Collected data:

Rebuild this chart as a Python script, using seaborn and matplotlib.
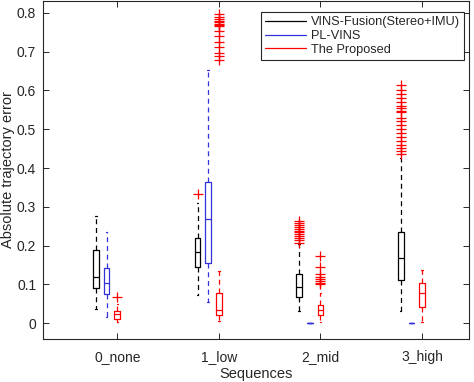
import matplotlib
matplotlib.use("Agg")
import matplotlib.pyplot as plt
import seaborn as sns

sequences = ["0_none", "1_low", "2_mid", "3_high"]
methods = ["VINS-Fusion(Stereo+IMU)", "PL-VINS", "The Proposed"]

# box stats: whislo, q1, median, q3, whishi
vins_lo = [0.036, 0.072, 0.032, 0.032]
vins_q1 = [0.091, 0.145, 0.068, 0.111]
vins_med = [0.120, 0.183, 0.094, 0.168]
vins_q3 = [0.188, 0.220, 0.127, 0.235]
vins_hi = [0.277, 0.310, 0.205, 0.425]

pl_lo = [0.017, 0.055, 0.0, 0.0]
pl_q1 = [0.075, 0.156, 0.0, 0.0]
pl_med = [0.105, 0.270, 0.0, 0.0]
pl_q3 = [0.142, 0.363, 0.0, 0.0]
pl_hi = [0.235, 0.653, 0.0, 0.0]

ours_lo = [0.003, 0.006, 0.003, 0.003]
ours_q1 = [0.012, 0.021, 0.021, 0.043]
ours_med = [0.023, 0.034, 0.034, 0.079]
ours_q3 = [0.032, 0.079, 0.048, 0.103]
ours_hi = [0.051, 0.134, 0.078, 0.137]

# outliers
vins_out = [
    [],
    [0.332],
    [0.208, 0.214, 0.219, 0.224, 0.229, 0.234, 0.239, 0.244, 0.249, 0.254, 0.258, 0.263],
    [0.435, 0.445, 0.452, 0.46, 0.47, 0.48, 0.49, 0.50, 0.51, 0.52, 0.53, 0.545, 0.548,
     0.555, 0.56, 0.57, 0.58, 0.59, 0.60, 0.615],
]
pl_out = [[], [], [], []]
ours_out = [
    [0.067],
    [0.679, 0.688, 0.696, 0.713, 0.726, 0.739, 0.752, 0.765, 0.768, 0.772, 0.776,
     0.780, 0.785, 0.790, 0.797],
    [0.100, 0.105, 0.110, 0.115, 0.120, 0.126, 0.146, 0.173],
    [],
]

colors = ["black", "#3333dd", "red"]
offsets = [-0.21, -0.105, 0.0]

sns.set_style("ticks")
plt.rcParams["font.family"] = ["Liberation Sans", "DejaVu Sans"]

fig = plt.figure(figsize=(4.74, 3.82), dpi=100)
ax = fig.add_axes([0.091, 0.113, 0.898, 0.884])

all_stats = [
    (vins_lo, vins_q1, vins_med, vins_q3, vins_hi, vins_out),
    (pl_lo, pl_q1, pl_med, pl_q3, pl_hi, pl_out),
    (ours_lo, ours_q1, ours_med, ours_q3, ours_hi, ours_out),
]

for m, (lo, q1, med, q3, hi, out) in enumerate(all_stats):
    stats = []
    for i in range(len(sequences)):
        stats.append(dict(whislo=lo[i], q1=q1[i], med=med[i], q3=q3[i],
                          whishi=hi[i], fliers=out[i]))
    pos = [i + 1 + offsets[m] for i in range(len(sequences))]
    c = colors[m]
    ax.bxp(stats, positions=pos, widths=0.055, showfliers=True,
           boxprops=dict(color=c, lw=0.9),
           medianprops=dict(color=c, lw=0.9),
           whiskerprops=dict(color=c, lw=0.9, ls=(0, (4, 3))),
           capprops=dict(color=c, lw=0.9),
           capwidths=0.015,
           flierprops=dict(marker="+", markeredgecolor="red", markersize=6.5,
                           markeredgewidth=0.9, linestyle="none"),
           manage_ticks=False)
    ax.plot([], [], color=c, lw=0.9, label=methods[m])

ax.set_xlim(0.27, 4.46)
ax.set_ylim(-0.04, 0.83)
ax.set_xticks(range(1, len(sequences) + 1))
ax.set_xticklabels(sequences)
ax.set_yticks([0, 0.1, 0.2, 0.3, 0.4, 0.5, 0.6, 0.7, 0.8])
ax.set_yticklabels(["0", "0.1", "0.2", "0.3", "0.4", "0.5", "0.6", "0.7", "0.8"])
ax.tick_params(direction="in", top=True, right=True, labelsize=10,
               color="#262626", length=4, width=0.7)
ax.tick_params(axis="x", pad=8)
ax.tick_params(axis="y", pad=5)
for s in ax.spines.values():
    s.set_color("#262626")
    s.set_linewidth(0.8)
ax.set_xlabel("Sequences", fontsize=10.5, labelpad=2)
ax.set_ylabel("Absolute trajectory error", fontsize=10.5, labelpad=1)

leg = ax.legend(loc="upper right", bbox_to_anchor=(0.988, 0.967), borderaxespad=0,
                fontsize=9.2, fancybox=False, framealpha=1, edgecolor="#262626",
                handlelength=3.2, handletextpad=0.4, labelspacing=0.15,
                borderpad=0.3)
leg.get_frame().set_linewidth(0.8)

fig.savefig("out.png", dpi=100)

Your goal:
Copy every line of the listing that contains the word "seaborn".

Response for this exercise:
Rebuild this chart as a Python script, using seaborn and matplotlib.
import seaborn as sns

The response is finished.